▸ **Direction**:
The required output consists solely of the lines from the one containing "Convert this chart to D3.js code." down to the one containing "const xs = dates.map(parse);", both included, each quoted exactly.

(Entries with chart source code)
## BEGIN

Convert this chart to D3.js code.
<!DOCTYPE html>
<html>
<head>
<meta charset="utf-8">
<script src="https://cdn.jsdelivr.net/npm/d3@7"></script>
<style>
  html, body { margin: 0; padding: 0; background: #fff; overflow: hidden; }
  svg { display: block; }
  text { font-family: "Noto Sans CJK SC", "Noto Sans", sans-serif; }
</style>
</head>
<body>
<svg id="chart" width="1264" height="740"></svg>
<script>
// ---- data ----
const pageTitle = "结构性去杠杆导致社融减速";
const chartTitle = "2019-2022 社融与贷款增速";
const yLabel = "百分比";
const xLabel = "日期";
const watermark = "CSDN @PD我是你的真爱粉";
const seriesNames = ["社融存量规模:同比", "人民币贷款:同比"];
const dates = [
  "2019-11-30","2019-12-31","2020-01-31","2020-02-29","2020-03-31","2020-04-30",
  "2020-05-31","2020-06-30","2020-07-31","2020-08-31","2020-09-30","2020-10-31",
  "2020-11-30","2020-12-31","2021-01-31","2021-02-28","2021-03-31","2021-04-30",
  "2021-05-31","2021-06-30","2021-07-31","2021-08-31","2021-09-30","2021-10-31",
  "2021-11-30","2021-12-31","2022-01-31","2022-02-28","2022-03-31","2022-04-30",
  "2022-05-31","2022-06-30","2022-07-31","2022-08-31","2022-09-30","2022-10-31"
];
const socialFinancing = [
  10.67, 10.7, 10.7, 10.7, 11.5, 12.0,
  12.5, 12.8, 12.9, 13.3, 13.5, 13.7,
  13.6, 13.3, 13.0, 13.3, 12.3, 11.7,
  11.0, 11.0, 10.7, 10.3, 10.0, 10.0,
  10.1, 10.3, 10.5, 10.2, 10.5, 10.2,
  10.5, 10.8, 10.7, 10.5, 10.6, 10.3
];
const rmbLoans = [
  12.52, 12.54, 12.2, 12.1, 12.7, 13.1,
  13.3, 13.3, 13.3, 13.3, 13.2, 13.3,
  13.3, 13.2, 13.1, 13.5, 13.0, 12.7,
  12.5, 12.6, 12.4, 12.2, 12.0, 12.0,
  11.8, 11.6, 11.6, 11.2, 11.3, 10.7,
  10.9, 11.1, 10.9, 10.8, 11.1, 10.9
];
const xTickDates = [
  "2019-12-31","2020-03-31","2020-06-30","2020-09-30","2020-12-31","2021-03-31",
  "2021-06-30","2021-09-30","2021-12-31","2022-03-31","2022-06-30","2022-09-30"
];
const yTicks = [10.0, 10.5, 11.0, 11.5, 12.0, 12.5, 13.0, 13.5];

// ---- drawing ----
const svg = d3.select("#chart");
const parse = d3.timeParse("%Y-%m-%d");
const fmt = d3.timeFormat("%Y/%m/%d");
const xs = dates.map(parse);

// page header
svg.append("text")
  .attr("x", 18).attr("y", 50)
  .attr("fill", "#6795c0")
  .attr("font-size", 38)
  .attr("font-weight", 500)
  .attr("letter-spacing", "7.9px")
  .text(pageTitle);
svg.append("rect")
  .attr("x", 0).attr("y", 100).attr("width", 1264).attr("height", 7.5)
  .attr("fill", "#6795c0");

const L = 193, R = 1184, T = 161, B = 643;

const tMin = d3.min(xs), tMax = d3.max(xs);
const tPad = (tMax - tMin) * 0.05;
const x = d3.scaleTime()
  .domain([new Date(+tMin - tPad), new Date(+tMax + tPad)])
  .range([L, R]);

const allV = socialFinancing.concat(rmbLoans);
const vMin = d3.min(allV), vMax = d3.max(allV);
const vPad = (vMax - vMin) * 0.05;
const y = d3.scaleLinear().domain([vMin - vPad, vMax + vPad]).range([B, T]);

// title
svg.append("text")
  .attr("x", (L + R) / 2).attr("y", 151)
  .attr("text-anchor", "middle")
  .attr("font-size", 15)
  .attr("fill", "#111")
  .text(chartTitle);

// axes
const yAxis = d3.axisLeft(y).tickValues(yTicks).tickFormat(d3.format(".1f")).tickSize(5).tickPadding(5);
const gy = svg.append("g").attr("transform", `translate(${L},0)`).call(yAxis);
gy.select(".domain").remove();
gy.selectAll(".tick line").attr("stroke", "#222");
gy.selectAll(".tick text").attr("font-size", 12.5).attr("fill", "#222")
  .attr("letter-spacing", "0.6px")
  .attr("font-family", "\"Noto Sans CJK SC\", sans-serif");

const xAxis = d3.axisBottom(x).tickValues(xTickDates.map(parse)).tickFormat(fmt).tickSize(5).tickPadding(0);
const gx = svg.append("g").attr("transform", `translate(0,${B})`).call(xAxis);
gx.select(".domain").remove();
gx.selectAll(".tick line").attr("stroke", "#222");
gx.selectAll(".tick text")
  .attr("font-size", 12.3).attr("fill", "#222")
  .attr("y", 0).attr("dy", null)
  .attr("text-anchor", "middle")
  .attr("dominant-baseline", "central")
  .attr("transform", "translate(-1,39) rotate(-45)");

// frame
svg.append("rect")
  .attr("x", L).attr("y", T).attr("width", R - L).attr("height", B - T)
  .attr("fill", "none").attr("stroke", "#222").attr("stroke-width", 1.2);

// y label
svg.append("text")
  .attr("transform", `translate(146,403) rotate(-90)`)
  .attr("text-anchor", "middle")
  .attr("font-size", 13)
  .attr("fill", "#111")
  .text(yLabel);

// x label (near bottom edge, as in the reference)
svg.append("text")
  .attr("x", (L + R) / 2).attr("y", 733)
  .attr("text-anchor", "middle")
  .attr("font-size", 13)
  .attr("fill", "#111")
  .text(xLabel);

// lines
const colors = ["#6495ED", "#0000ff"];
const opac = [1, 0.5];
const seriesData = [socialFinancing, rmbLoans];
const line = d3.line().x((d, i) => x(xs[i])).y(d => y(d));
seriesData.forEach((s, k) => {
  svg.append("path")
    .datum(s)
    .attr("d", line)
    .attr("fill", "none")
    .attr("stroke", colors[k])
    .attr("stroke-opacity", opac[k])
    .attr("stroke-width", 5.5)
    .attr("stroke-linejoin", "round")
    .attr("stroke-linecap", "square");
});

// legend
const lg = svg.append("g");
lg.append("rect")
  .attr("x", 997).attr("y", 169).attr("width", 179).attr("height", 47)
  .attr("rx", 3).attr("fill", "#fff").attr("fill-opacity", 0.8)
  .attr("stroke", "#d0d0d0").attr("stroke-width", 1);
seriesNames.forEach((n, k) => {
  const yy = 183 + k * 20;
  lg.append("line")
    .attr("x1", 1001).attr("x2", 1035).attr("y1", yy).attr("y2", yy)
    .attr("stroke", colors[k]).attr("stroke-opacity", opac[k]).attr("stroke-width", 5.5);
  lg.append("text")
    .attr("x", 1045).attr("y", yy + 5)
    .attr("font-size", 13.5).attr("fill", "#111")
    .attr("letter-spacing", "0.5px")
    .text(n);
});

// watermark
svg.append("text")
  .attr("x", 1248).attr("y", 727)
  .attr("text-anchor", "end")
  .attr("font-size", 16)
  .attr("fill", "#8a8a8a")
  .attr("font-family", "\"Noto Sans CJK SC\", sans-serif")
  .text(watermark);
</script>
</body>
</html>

## END
## BEGIN

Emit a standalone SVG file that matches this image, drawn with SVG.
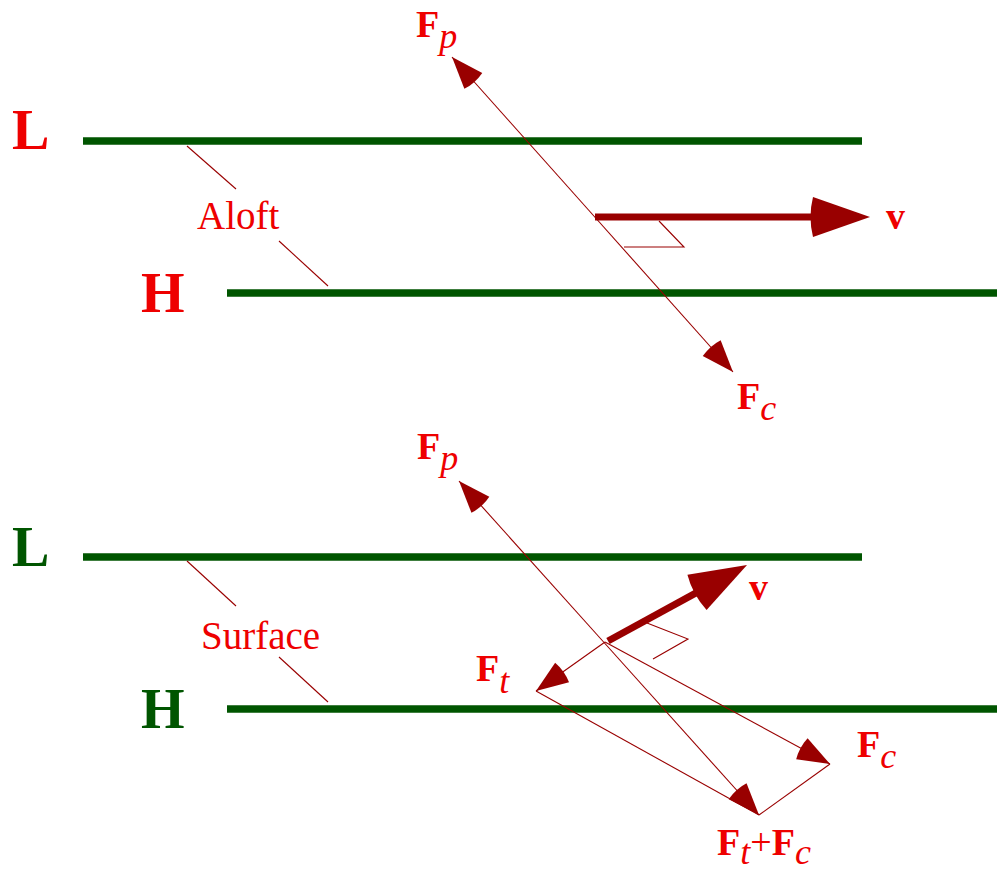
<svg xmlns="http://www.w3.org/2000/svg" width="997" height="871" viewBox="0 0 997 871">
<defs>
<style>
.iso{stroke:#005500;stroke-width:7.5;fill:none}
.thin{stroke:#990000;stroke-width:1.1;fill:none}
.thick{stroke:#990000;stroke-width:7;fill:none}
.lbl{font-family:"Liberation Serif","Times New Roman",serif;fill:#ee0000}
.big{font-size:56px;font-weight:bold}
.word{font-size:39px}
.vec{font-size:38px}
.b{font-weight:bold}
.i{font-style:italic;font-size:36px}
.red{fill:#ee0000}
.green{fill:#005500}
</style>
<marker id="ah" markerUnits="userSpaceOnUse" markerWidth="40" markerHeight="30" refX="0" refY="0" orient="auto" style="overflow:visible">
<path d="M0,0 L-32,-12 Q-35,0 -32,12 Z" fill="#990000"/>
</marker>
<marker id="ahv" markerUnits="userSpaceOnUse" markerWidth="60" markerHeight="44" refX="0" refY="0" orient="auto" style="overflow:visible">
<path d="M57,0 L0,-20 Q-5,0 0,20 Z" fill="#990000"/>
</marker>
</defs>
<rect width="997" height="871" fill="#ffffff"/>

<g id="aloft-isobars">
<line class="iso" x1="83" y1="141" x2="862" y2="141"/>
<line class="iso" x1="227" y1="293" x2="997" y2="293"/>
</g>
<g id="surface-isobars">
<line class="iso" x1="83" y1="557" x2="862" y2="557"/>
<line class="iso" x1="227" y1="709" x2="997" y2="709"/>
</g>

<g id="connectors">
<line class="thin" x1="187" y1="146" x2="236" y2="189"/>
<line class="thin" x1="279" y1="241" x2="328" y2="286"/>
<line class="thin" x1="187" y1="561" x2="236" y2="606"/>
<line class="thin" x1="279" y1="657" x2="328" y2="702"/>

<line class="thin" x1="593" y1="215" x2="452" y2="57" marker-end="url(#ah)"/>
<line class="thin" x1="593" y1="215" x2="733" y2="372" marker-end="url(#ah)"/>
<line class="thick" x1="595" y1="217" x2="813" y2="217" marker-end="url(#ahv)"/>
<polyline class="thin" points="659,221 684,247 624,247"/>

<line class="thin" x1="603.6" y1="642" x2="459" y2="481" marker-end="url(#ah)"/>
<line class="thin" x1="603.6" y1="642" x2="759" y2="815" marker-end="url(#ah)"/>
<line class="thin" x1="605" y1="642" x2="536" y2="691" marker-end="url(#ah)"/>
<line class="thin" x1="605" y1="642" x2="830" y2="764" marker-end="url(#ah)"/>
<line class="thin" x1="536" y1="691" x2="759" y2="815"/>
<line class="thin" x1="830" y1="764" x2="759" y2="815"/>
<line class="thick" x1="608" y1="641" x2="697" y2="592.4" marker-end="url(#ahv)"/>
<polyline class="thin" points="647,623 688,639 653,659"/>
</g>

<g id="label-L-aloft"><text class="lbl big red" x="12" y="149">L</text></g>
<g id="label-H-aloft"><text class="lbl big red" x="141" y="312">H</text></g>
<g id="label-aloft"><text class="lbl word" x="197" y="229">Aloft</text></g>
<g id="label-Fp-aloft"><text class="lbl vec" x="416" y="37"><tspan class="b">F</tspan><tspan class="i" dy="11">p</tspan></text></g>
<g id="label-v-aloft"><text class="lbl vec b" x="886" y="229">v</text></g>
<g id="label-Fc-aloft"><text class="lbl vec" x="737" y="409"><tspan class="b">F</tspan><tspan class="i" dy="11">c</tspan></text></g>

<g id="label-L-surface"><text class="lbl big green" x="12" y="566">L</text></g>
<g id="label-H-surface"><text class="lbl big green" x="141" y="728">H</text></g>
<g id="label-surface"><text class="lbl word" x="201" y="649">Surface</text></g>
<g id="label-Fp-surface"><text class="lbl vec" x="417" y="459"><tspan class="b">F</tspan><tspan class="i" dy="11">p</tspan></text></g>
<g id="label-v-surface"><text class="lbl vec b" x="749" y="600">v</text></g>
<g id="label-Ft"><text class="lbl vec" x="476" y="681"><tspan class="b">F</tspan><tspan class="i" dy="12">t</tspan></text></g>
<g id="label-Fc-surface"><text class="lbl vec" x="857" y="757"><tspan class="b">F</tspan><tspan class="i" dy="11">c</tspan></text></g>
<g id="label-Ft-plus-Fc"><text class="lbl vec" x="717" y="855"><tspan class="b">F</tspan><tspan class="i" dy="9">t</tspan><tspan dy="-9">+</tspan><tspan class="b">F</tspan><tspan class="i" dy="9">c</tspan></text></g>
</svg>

## END
## BEGIN

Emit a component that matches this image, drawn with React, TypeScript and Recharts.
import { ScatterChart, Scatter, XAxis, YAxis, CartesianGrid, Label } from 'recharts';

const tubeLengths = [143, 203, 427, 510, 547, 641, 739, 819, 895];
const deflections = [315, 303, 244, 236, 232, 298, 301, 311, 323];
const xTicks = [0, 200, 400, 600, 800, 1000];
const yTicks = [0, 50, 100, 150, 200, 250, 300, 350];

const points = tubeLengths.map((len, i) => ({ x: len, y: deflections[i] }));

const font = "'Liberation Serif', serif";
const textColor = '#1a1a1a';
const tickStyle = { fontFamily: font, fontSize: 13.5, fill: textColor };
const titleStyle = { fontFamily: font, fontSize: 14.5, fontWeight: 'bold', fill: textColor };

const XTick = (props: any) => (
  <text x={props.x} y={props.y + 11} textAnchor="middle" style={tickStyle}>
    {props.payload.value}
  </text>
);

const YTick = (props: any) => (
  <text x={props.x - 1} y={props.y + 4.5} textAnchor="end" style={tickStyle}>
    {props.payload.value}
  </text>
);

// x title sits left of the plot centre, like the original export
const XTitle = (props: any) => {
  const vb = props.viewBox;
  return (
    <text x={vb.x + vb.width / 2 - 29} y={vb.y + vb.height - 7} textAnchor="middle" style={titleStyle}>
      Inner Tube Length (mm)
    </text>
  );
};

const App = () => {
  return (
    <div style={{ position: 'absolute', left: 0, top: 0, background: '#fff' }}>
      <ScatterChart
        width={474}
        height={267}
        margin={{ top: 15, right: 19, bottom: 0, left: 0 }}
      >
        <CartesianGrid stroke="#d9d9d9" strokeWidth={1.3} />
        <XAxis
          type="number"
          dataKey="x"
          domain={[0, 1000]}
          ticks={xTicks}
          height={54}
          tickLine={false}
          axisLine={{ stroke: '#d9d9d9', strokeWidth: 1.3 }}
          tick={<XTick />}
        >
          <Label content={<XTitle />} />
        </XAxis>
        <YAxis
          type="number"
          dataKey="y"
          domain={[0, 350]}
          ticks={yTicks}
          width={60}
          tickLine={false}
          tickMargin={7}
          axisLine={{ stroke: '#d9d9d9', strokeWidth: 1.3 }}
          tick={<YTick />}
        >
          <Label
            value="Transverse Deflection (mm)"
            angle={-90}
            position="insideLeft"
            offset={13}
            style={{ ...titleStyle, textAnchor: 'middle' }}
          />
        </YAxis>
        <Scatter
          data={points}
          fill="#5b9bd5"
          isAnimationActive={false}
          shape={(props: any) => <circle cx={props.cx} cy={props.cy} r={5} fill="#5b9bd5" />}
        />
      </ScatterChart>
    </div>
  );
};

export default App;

## END

▸ **Expected answer**:
Convert this chart to D3.js code.
<!DOCTYPE html>
<html>
<head>
<meta charset="utf-8">
<script src="https://cdn.jsdelivr.net/npm/d3@7"></script>
<style>
  html, body { margin: 0; padding: 0; background: #fff; overflow: hidden; }
  svg { display: block; }
  text { font-family: "Noto Sans CJK SC", "Noto Sans", sans-serif; }
</style>
</head>
<body>
<svg id="chart" width="1264" height="740"></svg>
<script>
// ---- data ----
const pageTitle = "结构性去杠杆导致社融减速";
const chartTitle = "2019-2022 社融与贷款增速";
const yLabel = "百分比";
const xLabel = "日期";
const watermark = "CSDN @PD我是你的真爱粉";
const seriesNames = ["社融存量规模:同比", "人民币贷款:同比"];
const dates = [
  "2019-11-30","2019-12-31","2020-01-31","2020-02-29","2020-03-31","2020-04-30",
  "2020-05-31","2020-06-30","2020-07-31","2020-08-31","2020-09-30","2020-10-31",
  "2020-11-30","2020-12-31","2021-01-31","2021-02-28","2021-03-31","2021-04-30",
  "2021-05-31","2021-06-30","2021-07-31","2021-08-31","2021-09-30","2021-10-31",
  "2021-11-30","2021-12-31","2022-01-31","2022-02-28","2022-03-31","2022-04-30",
  "2022-05-31","2022-06-30","2022-07-31","2022-08-31","2022-09-30","2022-10-31"
];
const socialFinancing = [
  10.67, 10.7, 10.7, 10.7, 11.5, 12.0,
  12.5, 12.8, 12.9, 13.3, 13.5, 13.7,
  13.6, 13.3, 13.0, 13.3, 12.3, 11.7,
  11.0, 11.0, 10.7, 10.3, 10.0, 10.0,
  10.1, 10.3, 10.5, 10.2, 10.5, 10.2,
  10.5, 10.8, 10.7, 10.5, 10.6, 10.3
];
const rmbLoans = [
  12.52, 12.54, 12.2, 12.1, 12.7, 13.1,
  13.3, 13.3, 13.3, 13.3, 13.2, 13.3,
  13.3, 13.2, 13.1, 13.5, 13.0, 12.7,
  12.5, 12.6, 12.4, 12.2, 12.0, 12.0,
  11.8, 11.6, 11.6, 11.2, 11.3, 10.7,
  10.9, 11.1, 10.9, 10.8, 11.1, 10.9
];
const xTickDates = [
  "2019-12-31","2020-03-31","2020-06-30","2020-09-30","2020-12-31","2021-03-31",
  "2021-06-30","2021-09-30","2021-12-31","2022-03-31","2022-06-30","2022-09-30"
];
const yTicks = [10.0, 10.5, 11.0, 11.5, 12.0, 12.5, 13.0, 13.5];

// ---- drawing ----
const svg = d3.select("#chart");
const parse = d3.timeParse("%Y-%m-%d");
const fmt = d3.timeFormat("%Y/%m/%d");
const xs = dates.map(parse);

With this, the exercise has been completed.